Directions:
Drop the pictures, then extract the listing word for word.

Dataset items
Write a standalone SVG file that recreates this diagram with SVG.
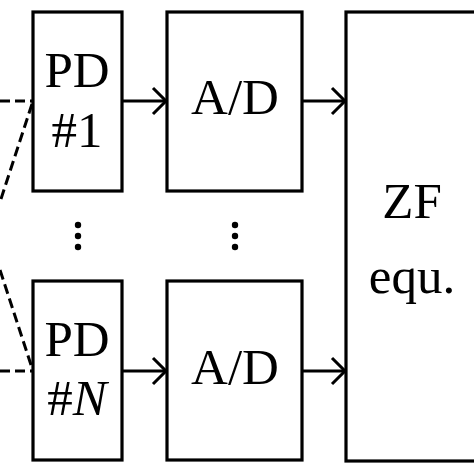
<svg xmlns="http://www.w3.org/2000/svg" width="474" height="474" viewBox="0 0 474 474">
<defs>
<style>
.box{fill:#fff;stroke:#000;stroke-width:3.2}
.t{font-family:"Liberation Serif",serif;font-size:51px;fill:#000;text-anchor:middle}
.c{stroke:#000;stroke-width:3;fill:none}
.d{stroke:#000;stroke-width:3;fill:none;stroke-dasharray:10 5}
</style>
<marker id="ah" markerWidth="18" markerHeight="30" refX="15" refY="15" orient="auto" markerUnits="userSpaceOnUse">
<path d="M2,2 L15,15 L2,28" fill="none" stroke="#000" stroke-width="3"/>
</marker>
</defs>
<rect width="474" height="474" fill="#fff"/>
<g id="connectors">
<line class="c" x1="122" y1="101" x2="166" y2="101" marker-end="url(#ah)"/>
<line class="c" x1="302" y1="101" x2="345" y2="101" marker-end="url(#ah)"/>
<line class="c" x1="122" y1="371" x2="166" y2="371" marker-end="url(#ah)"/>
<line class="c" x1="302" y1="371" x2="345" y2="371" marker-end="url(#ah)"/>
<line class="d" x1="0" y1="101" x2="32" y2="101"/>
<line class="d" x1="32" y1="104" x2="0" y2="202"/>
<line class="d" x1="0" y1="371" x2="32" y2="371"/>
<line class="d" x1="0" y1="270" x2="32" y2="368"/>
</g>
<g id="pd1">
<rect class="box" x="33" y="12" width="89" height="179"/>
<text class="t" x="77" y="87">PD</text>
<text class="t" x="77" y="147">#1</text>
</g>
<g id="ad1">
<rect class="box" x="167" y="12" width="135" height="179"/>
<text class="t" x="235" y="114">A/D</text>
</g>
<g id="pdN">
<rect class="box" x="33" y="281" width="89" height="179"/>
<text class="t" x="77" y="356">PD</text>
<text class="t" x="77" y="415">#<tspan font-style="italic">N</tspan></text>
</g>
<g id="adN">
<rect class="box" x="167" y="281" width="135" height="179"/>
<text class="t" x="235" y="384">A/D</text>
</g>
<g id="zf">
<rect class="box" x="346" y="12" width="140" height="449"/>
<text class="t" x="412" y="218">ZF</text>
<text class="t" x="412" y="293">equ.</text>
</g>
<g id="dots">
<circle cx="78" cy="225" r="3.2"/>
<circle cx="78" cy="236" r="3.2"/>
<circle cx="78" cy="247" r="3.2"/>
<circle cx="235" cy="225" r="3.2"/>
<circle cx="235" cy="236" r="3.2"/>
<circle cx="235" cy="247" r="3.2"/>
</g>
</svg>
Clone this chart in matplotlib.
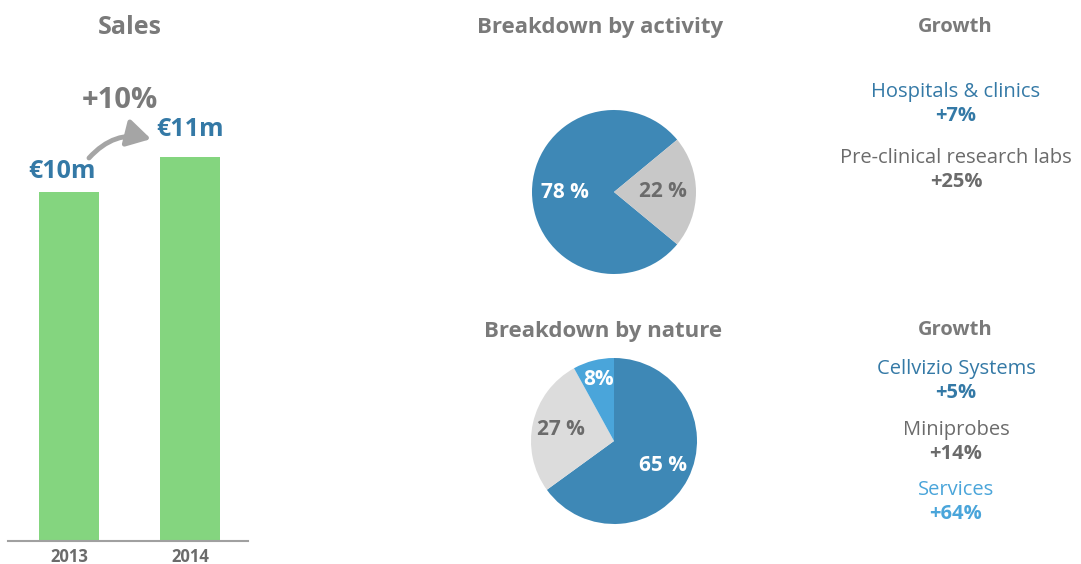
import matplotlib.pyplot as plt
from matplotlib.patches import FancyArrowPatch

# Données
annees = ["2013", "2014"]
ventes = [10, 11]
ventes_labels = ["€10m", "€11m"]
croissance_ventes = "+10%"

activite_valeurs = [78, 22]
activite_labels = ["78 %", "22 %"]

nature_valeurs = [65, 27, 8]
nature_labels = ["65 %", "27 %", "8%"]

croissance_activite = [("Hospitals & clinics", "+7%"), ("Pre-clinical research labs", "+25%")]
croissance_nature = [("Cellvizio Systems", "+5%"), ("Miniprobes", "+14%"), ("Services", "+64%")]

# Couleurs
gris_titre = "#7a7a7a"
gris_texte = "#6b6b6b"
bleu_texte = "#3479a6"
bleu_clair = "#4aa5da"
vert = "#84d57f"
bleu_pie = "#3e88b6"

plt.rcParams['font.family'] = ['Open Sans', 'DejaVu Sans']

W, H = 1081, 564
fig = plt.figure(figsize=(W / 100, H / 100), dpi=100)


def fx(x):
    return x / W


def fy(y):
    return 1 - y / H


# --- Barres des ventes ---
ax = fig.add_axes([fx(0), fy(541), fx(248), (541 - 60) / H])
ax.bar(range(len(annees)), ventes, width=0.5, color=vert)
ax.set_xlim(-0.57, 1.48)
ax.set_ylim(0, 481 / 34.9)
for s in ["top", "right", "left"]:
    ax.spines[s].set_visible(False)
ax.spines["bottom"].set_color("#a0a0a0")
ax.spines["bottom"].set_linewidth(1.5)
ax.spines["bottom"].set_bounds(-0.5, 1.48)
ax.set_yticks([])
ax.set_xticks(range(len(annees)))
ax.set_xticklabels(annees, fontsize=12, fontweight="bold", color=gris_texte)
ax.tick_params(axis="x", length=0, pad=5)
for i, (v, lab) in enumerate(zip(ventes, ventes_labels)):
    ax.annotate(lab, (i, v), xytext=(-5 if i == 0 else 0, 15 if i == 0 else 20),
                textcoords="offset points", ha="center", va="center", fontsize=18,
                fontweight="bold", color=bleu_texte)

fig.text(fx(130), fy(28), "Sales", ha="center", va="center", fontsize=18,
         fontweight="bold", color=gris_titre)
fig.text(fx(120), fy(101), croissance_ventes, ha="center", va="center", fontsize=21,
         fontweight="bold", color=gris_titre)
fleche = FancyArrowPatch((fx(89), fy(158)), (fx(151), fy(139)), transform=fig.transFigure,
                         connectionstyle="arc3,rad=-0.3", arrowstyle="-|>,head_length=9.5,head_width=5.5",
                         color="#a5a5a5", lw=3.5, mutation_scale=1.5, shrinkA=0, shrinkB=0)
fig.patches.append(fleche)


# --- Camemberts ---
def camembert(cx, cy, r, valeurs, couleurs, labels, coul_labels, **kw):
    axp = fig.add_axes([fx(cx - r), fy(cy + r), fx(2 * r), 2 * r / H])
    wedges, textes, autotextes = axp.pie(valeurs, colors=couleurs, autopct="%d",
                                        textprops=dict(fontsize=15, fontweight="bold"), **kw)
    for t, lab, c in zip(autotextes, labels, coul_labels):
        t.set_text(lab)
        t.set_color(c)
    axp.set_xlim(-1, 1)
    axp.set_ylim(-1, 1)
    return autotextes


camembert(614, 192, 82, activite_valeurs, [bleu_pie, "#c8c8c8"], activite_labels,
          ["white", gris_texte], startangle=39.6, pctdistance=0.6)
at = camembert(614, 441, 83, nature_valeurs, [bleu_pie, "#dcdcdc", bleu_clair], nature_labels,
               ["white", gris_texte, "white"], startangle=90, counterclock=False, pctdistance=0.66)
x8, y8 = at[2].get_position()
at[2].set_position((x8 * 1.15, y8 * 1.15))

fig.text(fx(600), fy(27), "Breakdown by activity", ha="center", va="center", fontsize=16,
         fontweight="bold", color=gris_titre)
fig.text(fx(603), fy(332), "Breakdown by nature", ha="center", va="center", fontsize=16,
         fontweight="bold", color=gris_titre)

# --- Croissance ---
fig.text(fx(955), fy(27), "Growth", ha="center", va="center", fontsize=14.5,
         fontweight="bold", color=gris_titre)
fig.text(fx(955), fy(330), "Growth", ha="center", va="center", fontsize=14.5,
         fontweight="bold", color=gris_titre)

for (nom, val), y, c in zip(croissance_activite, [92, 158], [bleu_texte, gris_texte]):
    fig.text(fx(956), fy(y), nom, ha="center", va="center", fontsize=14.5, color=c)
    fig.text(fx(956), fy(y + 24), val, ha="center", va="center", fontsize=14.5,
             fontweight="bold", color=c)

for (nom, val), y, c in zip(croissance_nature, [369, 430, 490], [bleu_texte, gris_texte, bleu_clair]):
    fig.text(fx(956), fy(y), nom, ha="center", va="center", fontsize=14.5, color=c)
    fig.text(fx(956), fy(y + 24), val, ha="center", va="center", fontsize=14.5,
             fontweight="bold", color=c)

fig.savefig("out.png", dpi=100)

Solution to this exercise:
Write a standalone SVG file that recreates this diagram with SVG.
<svg xmlns="http://www.w3.org/2000/svg" width="474" height="474" viewBox="0 0 474 474">
<defs>
<style>
.box{fill:#fff;stroke:#000;stroke-width:3.2}
.t{font-family:"Liberation Serif",serif;font-size:51px;fill:#000;text-anchor:middle}
.c{stroke:#000;stroke-width:3;fill:none}
.d{stroke:#000;stroke-width:3;fill:none;stroke-dasharray:10 5}
</style>
<marker id="ah" markerWidth="18" markerHeight="30" refX="15" refY="15" orient="auto" markerUnits="userSpaceOnUse">
<path d="M2,2 L15,15 L2,28" fill="none" stroke="#000" stroke-width="3"/>
</marker>
</defs>
<rect width="474" height="474" fill="#fff"/>
<g id="connectors">
<line class="c" x1="122" y1="101" x2="166" y2="101" marker-end="url(#ah)"/>
<line class="c" x1="302" y1="101" x2="345" y2="101" marker-end="url(#ah)"/>
<line class="c" x1="122" y1="371" x2="166" y2="371" marker-end="url(#ah)"/>
<line class="c" x1="302" y1="371" x2="345" y2="371" marker-end="url(#ah)"/>
<line class="d" x1="0" y1="101" x2="32" y2="101"/>
<line class="d" x1="32" y1="104" x2="0" y2="202"/>
<line class="d" x1="0" y1="371" x2="32" y2="371"/>
<line class="d" x1="0" y1="270" x2="32" y2="368"/>
</g>
<g id="pd1">
<rect class="box" x="33" y="12" width="89" height="179"/>
<text class="t" x="77" y="87">PD</text>
<text class="t" x="77" y="147">#1</text>
</g>
<g id="ad1">
<rect class="box" x="167" y="12" width="135" height="179"/>
<text class="t" x="235" y="114">A/D</text>
</g>
<g id="pdN">
<rect class="box" x="33" y="281" width="89" height="179"/>
<text class="t" x="77" y="356">PD</text>
<text class="t" x="77" y="415">#<tspan font-style="italic">N</tspan></text>
</g>
<g id="adN">
<rect class="box" x="167" y="281" width="135" height="179"/>
<text class="t" x="235" y="384">A/D</text>
</g>
<g id="zf">
<rect class="box" x="346" y="12" width="140" height="449"/>
<text class="t" x="412" y="218">ZF</text>
<text class="t" x="412" y="293">equ.</text>
</g>
<g id="dots">
<circle cx="78" cy="225" r="3.2"/>
<circle cx="78" cy="236" r="3.2"/>
<circle cx="78" cy="247" r="3.2"/>
<circle cx="235" cy="225" r="3.2"/>
<circle cx="235" cy="236" r="3.2"/>
<circle cx="235" cy="247" r="3.2"/>
</g>
</svg>
Clone this chart in matplotlib.
import matplotlib.pyplot as plt
from matplotlib.patches import FancyArrowPatch

# Données
annees = ["2013", "2014"]
ventes = [10, 11]
ventes_labels = ["€10m", "€11m"]
croissance_ventes = "+10%"

activite_valeurs = [78, 22]
activite_labels = ["78 %", "22 %"]

nature_valeurs = [65, 27, 8]
nature_labels = ["65 %", "27 %", "8%"]

croissance_activite = [("Hospitals & clinics", "+7%"), ("Pre-clinical research labs", "+25%")]
croissance_nature = [("Cellvizio Systems", "+5%"), ("Miniprobes", "+14%"), ("Services", "+64%")]

# Couleurs
gris_titre = "#7a7a7a"
gris_texte = "#6b6b6b"
bleu_texte = "#3479a6"
bleu_clair = "#4aa5da"
vert = "#84d57f"
bleu_pie = "#3e88b6"

plt.rcParams['font.family'] = ['Open Sans', 'DejaVu Sans']

W, H = 1081, 564
fig = plt.figure(figsize=(W / 100, H / 100), dpi=100)


def fx(x):
    return x / W


def fy(y):
    return 1 - y / H


# --- Barres des ventes ---
ax = fig.add_axes([fx(0), fy(541), fx(248), (541 - 60) / H])
ax.bar(range(len(annees)), ventes, width=0.5, color=vert)
ax.set_xlim(-0.57, 1.48)
ax.set_ylim(0, 481 / 34.9)
for s in ["top", "right", "left"]:
    ax.spines[s].set_visible(False)
ax.spines["bottom"].set_color("#a0a0a0")
ax.spines["bottom"].set_linewidth(1.5)
ax.spines["bottom"].set_bounds(-0.5, 1.48)
ax.set_yticks([])
ax.set_xticks(range(len(annees)))
ax.set_xticklabels(annees, fontsize=12, fontweight="bold", color=gris_texte)
ax.tick_params(axis="x", length=0, pad=5)
for i, (v, lab) in enumerate(zip(ventes, ventes_labels)):
    ax.annotate(lab, (i, v), xytext=(-5 if i == 0 else 0, 15 if i == 0 else 20),
                textcoords="offset points", ha="center", va="center", fontsize=18,
                fontweight="bold", color=bleu_texte)

fig.text(fx(130), fy(28), "Sales", ha="center", va="center", fontsize=18,
         fontweight="bold", color=gris_titre)
fig.text(fx(120), fy(101), croissance_ventes, ha="center", va="center", fontsize=21,
         fontweight="bold", color=gris_titre)
fleche = FancyArrowPatch((fx(89), fy(158)), (fx(151), fy(139)), transform=fig.transFigure,
                         connectionstyle="arc3,rad=-0.3", arrowstyle="-|>,head_length=9.5,head_width=5.5",
                         color="#a5a5a5", lw=3.5, mutation_scale=1.5, shrinkA=0, shrinkB=0)
fig.patches.append(fleche)


# --- Camemberts ---
def camembert(cx, cy, r, valeurs, couleurs, labels, coul_labels, **kw):
    axp = fig.add_axes([fx(cx - r), fy(cy + r), fx(2 * r), 2 * r / H])
    wedges, textes, autotextes = axp.pie(valeurs, colors=couleurs, autopct="%d",
                                        textprops=dict(fontsize=15, fontweight="bold"), **kw)
    for t, lab, c in zip(autotextes, labels, coul_labels):
        t.set_text(lab)
        t.set_color(c)
    axp.set_xlim(-1, 1)
    axp.set_ylim(-1, 1)
    return autotextes


camembert(614, 192, 82, activite_valeurs, [bleu_pie, "#c8c8c8"], activite_labels,
          ["white", gris_texte], startangle=39.6, pctdistance=0.6)
at = camembert(614, 441, 83, nature_valeurs, [bleu_pie, "#dcdcdc", bleu_clair], nature_labels,
               ["white", gris_texte, "white"], startangle=90, counterclock=False, pctdistance=0.66)
x8, y8 = at[2].get_position()
at[2].set_position((x8 * 1.15, y8 * 1.15))

fig.text(fx(600), fy(27), "Breakdown by activity", ha="center", va="center", fontsize=16,
         fontweight="bold", color=gris_titre)
fig.text(fx(603), fy(332), "Breakdown by nature", ha="center", va="center", fontsize=16,
         fontweight="bold", color=gris_titre)

# --- Croissance ---
fig.text(fx(955), fy(27), "Growth", ha="center", va="center", fontsize=14.5,
         fontweight="bold", color=gris_titre)
fig.text(fx(955), fy(330), "Growth", ha="center", va="center", fontsize=14.5,
         fontweight="bold", color=gris_titre)

for (nom, val), y, c in zip(croissance_activite, [92, 158], [bleu_texte, gris_texte]):
    fig.text(fx(956), fy(y), nom, ha="center", va="center", fontsize=14.5, color=c)
    fig.text(fx(956), fy(y + 24), val, ha="center", va="center", fontsize=14.5,
             fontweight="bold", color=c)

for (nom, val), y, c in zip(croissance_nature, [369, 430, 490], [bleu_texte, gris_texte, bleu_clair]):
    fig.text(fx(956), fy(y), nom, ha="center", va="center", fontsize=14.5, color=c)
    fig.text(fx(956), fy(y + 24), val, ha="center", va="center", fontsize=14.5,
             fontweight="bold", color=c)

fig.savefig("out.png", dpi=100)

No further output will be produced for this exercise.